→ **Directive**
Pictures stay out of the copy. Repeat exactly the lines from the first entry below through the line that contains "const W = 1204, H = 664;", and nothing beyond.

-.-.-

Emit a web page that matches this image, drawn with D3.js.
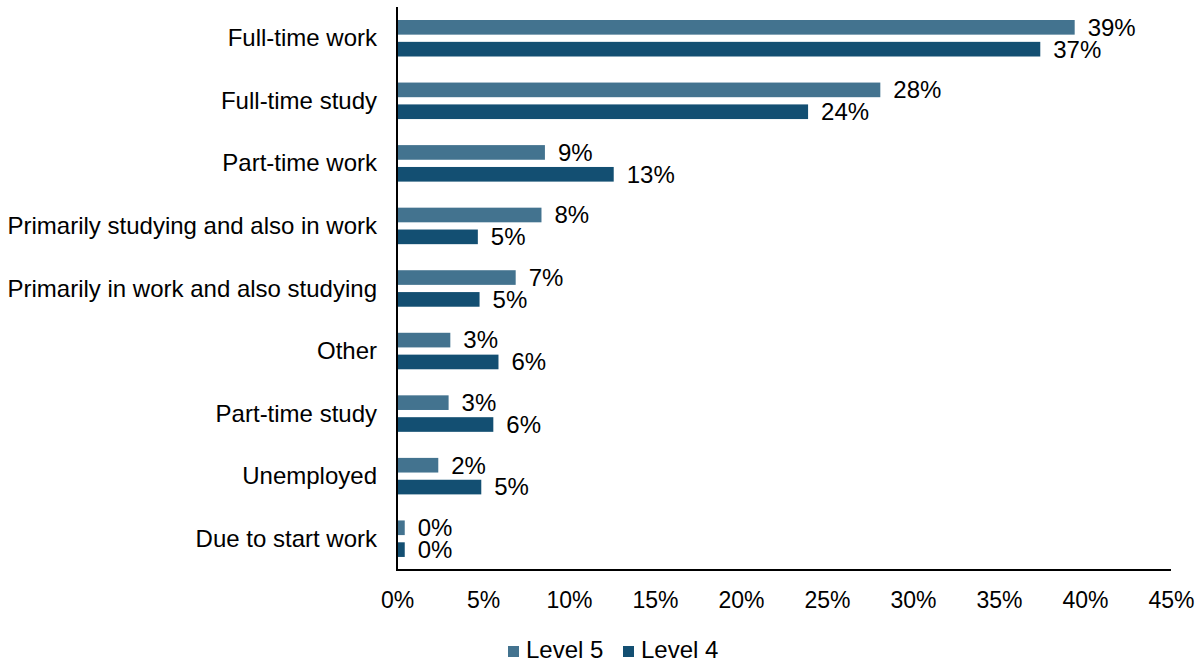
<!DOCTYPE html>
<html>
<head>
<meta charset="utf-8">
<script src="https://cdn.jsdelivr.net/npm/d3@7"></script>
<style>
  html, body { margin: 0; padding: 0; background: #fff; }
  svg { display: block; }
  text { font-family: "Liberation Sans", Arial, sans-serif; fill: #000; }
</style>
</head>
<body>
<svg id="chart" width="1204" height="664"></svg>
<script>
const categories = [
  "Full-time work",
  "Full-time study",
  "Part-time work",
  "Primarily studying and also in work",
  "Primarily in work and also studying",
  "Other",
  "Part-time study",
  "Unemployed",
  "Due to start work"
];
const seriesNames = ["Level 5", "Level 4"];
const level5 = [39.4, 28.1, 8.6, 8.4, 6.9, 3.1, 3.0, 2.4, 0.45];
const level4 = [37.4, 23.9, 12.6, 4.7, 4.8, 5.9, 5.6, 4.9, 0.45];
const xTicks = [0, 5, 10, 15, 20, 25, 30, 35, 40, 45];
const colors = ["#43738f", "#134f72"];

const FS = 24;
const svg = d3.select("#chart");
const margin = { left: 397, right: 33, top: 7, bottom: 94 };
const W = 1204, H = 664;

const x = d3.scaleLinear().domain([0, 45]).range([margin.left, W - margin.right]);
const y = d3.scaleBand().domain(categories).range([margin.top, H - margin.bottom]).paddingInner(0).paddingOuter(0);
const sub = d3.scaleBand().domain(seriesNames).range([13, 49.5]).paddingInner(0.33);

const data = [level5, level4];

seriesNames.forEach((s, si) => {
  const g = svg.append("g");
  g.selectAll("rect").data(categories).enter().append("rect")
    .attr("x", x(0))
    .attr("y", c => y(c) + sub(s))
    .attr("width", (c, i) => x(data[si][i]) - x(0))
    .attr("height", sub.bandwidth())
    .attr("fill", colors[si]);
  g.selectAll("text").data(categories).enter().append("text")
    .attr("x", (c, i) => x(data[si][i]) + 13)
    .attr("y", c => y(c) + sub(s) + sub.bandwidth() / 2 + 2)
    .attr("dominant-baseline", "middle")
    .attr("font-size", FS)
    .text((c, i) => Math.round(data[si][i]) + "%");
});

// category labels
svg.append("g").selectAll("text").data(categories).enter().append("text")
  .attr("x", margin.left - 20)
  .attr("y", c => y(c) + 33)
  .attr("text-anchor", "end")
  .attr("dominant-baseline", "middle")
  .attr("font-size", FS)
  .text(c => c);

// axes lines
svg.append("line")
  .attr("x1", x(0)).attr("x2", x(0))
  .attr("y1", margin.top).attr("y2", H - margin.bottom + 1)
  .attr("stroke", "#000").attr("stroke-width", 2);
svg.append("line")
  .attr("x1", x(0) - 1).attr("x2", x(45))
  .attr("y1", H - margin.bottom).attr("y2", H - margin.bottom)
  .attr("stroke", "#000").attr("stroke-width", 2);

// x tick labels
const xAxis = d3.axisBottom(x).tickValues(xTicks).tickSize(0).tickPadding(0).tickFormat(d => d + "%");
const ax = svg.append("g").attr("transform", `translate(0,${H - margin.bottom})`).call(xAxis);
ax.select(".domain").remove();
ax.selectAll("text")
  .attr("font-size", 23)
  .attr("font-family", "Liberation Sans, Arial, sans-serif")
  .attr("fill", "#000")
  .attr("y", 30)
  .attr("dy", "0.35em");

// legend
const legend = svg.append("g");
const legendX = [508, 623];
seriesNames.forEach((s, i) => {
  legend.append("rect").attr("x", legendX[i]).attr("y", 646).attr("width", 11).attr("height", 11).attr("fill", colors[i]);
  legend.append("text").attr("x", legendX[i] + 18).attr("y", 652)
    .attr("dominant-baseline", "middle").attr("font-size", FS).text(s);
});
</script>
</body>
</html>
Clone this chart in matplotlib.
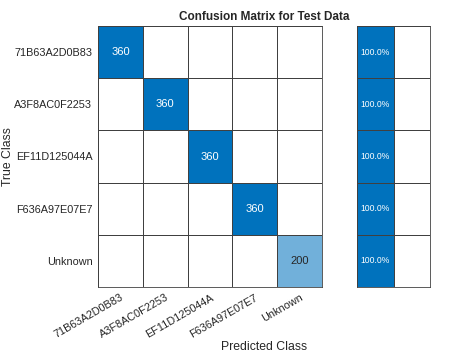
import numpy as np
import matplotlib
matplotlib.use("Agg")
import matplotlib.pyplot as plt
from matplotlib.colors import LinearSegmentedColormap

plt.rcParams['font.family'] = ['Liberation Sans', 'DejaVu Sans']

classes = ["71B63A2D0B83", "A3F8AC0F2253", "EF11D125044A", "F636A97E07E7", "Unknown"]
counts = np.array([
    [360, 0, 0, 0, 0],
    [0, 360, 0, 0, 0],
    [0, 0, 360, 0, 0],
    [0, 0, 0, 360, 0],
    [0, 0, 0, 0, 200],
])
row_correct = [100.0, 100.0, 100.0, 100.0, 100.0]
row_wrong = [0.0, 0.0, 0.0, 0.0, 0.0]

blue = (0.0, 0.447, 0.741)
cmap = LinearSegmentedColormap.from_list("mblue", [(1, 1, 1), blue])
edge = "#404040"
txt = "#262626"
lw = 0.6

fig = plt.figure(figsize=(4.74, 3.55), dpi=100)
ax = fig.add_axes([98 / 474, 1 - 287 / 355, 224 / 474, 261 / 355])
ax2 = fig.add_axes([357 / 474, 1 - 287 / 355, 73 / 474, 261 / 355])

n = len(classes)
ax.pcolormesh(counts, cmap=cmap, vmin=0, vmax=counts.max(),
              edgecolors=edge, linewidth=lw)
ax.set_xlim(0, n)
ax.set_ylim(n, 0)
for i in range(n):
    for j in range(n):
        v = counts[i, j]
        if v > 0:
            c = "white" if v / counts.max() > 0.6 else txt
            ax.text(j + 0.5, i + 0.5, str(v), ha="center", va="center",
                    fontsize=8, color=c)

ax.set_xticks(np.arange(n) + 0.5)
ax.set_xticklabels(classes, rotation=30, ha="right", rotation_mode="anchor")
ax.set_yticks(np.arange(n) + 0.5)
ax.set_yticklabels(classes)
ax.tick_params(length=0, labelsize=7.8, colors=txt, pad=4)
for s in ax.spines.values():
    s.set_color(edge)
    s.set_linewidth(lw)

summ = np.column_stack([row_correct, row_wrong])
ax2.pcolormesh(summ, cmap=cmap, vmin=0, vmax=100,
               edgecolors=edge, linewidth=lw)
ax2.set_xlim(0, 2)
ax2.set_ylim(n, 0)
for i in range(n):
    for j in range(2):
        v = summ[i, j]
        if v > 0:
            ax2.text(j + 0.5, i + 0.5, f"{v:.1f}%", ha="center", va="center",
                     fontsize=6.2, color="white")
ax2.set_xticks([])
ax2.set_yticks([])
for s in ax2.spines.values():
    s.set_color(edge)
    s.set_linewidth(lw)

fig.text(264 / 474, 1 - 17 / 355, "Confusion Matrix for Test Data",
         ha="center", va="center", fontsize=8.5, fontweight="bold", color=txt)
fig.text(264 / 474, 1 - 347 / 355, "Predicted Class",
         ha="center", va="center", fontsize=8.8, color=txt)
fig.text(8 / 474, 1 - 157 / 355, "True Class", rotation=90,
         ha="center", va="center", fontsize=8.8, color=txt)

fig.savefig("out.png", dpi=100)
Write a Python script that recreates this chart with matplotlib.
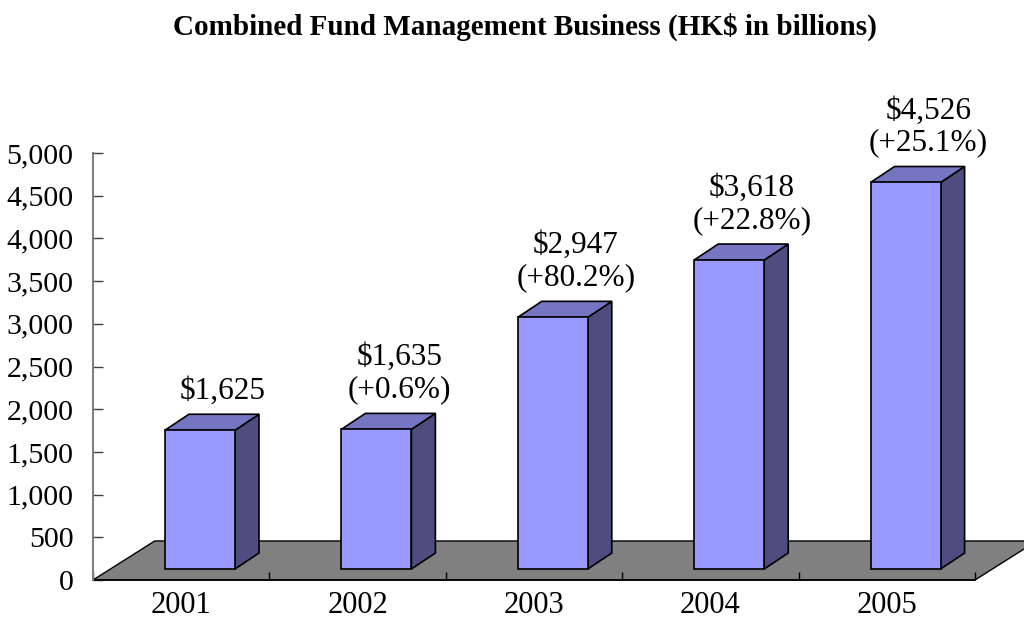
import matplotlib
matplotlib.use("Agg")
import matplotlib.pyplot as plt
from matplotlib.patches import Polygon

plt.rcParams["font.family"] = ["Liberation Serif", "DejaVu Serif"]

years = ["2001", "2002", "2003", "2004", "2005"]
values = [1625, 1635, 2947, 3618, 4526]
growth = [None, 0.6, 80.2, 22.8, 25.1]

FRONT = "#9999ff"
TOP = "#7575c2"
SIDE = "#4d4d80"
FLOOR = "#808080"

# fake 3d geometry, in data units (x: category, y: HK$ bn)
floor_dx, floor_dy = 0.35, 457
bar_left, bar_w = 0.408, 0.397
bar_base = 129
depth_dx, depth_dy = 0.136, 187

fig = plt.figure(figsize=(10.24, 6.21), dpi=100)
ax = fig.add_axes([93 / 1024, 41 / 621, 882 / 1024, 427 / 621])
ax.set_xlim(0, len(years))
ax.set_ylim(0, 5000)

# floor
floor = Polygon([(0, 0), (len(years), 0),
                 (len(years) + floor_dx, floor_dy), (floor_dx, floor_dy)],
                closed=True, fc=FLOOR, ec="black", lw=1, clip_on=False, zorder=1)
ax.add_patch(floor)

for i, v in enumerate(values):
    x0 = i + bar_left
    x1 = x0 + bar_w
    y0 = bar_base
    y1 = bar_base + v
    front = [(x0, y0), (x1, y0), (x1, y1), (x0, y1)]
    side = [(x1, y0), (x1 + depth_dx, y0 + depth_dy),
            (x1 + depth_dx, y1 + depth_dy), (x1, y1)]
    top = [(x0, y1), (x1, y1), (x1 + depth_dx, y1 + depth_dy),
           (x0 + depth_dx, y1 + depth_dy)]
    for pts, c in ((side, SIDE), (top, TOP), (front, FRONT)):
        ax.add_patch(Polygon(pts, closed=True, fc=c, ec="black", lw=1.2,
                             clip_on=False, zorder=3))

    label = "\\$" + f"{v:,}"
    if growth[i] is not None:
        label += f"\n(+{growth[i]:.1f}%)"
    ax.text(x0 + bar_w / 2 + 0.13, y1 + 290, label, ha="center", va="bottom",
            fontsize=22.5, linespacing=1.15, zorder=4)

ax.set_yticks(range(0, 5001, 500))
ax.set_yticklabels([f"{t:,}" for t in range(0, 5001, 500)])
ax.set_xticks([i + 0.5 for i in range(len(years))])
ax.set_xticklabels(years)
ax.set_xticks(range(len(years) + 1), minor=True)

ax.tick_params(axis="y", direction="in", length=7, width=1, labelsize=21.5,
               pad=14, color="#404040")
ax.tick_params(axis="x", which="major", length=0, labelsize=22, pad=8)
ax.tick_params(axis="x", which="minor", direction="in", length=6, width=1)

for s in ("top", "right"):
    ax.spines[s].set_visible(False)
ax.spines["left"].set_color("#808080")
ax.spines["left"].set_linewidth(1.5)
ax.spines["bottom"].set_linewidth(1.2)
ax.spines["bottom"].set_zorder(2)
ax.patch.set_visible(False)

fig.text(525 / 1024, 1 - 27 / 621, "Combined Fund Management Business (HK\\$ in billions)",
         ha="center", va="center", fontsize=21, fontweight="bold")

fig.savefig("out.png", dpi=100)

-.-.-

→ **Complete output**
Emit a web page that matches this image, drawn with D3.js.
<!DOCTYPE html>
<html>
<head>
<meta charset="utf-8">
<script src="https://cdn.jsdelivr.net/npm/d3@7"></script>
<style>
  html, body { margin: 0; padding: 0; background: #fff; }
  svg { display: block; }
  text { font-family: "Liberation Sans", Arial, sans-serif; fill: #000; }
</style>
</head>
<body>
<svg id="chart" width="1204" height="664"></svg>
<script>
const categories = [
  "Full-time work",
  "Full-time study",
  "Part-time work",
  "Primarily studying and also in work",
  "Primarily in work and also studying",
  "Other",
  "Part-time study",
  "Unemployed",
  "Due to start work"
];
const seriesNames = ["Level 5", "Level 4"];
const level5 = [39.4, 28.1, 8.6, 8.4, 6.9, 3.1, 3.0, 2.4, 0.45];
const level4 = [37.4, 23.9, 12.6, 4.7, 4.8, 5.9, 5.6, 4.9, 0.45];
const xTicks = [0, 5, 10, 15, 20, 25, 30, 35, 40, 45];
const colors = ["#43738f", "#134f72"];

const FS = 24;
const svg = d3.select("#chart");
const margin = { left: 397, right: 33, top: 7, bottom: 94 };
const W = 1204, H = 664;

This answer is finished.